Longjumping-Bake-557@alien.top · 1 year ago

Why is no one releasing 70b models?

thereisonlythedance@alien.top · 1 year ago

I’ve been training a lot lately, mostly on RunPod, a mix of fine-tuning Mistral 7B and training LoRA and QLoRAs on 34B and 70Bs. My main takeaway is that the LoRA outcomes are just… not so great. Whereas I’m very happy with the Mistral fine-tunes.

I mean, it’s fantastic we can tinker with a 70B at all, but it doesn’t matter how good your dataset is, you just can’t have the same impact as you can with a full finetune. I think this is why model merging/frankensteining has become popular, it’s an expression of the limitations of LoRA training.

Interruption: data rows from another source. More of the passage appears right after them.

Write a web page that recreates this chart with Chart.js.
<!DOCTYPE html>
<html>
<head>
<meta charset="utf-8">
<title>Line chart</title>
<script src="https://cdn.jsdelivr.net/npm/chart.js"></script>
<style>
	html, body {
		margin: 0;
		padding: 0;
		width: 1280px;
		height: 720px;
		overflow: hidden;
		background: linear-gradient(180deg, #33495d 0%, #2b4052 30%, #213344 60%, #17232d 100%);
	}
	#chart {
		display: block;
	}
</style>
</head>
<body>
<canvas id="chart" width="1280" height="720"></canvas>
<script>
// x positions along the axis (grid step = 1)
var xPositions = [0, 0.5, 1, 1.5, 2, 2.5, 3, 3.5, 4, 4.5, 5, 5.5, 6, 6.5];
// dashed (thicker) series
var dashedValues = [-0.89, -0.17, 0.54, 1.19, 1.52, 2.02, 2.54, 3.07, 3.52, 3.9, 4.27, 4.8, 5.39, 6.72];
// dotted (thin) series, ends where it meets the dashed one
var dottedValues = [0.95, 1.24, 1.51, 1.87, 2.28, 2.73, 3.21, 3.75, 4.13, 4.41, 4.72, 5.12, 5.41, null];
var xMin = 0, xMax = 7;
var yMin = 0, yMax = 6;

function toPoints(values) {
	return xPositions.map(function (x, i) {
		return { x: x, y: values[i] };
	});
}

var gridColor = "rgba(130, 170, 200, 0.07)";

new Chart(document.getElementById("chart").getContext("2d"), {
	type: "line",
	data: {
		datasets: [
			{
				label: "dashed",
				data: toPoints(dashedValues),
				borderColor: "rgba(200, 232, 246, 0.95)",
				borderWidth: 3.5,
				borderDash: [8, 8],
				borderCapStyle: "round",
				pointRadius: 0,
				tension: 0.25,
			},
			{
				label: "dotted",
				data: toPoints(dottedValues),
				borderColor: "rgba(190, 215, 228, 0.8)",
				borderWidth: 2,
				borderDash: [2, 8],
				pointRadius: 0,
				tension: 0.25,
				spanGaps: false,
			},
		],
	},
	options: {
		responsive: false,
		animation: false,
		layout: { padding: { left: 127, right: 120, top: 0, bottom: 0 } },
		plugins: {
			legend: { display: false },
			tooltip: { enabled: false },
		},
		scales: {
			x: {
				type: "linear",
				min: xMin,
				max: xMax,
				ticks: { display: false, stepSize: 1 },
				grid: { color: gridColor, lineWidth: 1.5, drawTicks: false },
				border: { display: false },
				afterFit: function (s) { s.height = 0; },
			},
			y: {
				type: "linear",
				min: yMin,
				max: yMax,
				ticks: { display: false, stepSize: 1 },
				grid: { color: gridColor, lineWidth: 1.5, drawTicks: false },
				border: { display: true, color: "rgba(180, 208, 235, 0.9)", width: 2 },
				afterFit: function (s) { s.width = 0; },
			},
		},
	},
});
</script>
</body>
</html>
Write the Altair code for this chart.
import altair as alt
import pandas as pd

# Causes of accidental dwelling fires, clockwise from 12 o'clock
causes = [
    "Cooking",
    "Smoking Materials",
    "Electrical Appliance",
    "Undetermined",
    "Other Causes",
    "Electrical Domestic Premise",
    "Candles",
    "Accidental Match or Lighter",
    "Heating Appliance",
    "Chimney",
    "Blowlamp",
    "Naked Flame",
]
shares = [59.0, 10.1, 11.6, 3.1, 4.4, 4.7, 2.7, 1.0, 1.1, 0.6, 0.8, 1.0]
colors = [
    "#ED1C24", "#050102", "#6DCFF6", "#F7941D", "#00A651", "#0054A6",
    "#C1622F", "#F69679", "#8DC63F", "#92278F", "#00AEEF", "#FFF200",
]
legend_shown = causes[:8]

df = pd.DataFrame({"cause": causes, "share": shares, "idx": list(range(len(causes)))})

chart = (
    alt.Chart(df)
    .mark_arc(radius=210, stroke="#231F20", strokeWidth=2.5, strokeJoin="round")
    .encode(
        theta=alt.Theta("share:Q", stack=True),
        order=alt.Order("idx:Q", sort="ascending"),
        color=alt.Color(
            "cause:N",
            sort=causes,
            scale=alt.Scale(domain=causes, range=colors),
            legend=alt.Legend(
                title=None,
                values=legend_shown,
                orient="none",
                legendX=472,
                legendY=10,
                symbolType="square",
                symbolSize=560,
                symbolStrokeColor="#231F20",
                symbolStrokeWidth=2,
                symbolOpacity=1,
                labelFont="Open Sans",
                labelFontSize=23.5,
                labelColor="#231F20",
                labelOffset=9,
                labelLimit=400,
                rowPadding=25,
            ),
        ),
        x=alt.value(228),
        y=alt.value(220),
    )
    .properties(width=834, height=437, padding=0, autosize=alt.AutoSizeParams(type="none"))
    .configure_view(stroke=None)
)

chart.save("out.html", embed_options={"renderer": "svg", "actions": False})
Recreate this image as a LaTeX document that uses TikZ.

Personally, I have high hopes for a larger Mistral model (in the 13-20B range) that we can still do a full fine-tune on. Right now, between my own specific tunes of Mistral and some of the recent external tunes like Starling I feel like I’m close to having the tools I want/need. But Mistral is still 7B, it doesn’t matter how well it’s tuned, it will still get a little muddled at times, particular with longer term dependencies.

Armym@alien.top · 1 year ago

Do you think that finetuning models with more parameters requires more data to actually do something?

thereisonlythedance@alien.top · 1 year ago

With a full finetune I don’t think so – the LIMA paper showed that 1000 high quality samples is enough with a 65B model. With QLoRA and LoRA, I don’t know. The number of parameters you’re affecting is set by the rank you choose. It’s important to get the balance between the rank, dataset size, and learning rate right. Style and structure is easy to impart, but other things not so much. I often wonder how clean the merge process actually is. I’m still learning.

Vilzuh@alien.top · 1 year ago

I have been trying to learn about fine-tuning and lora training for the past couple weeks but I’m having trouble finding easy enough resources to learn from. Could you give me some pointers to what I can read to get started with finetuning llama2 or mistral?

I have tried training quantized models locally with oobabooga and llama.cpp and I also have access to runpod. Really appreciate any info!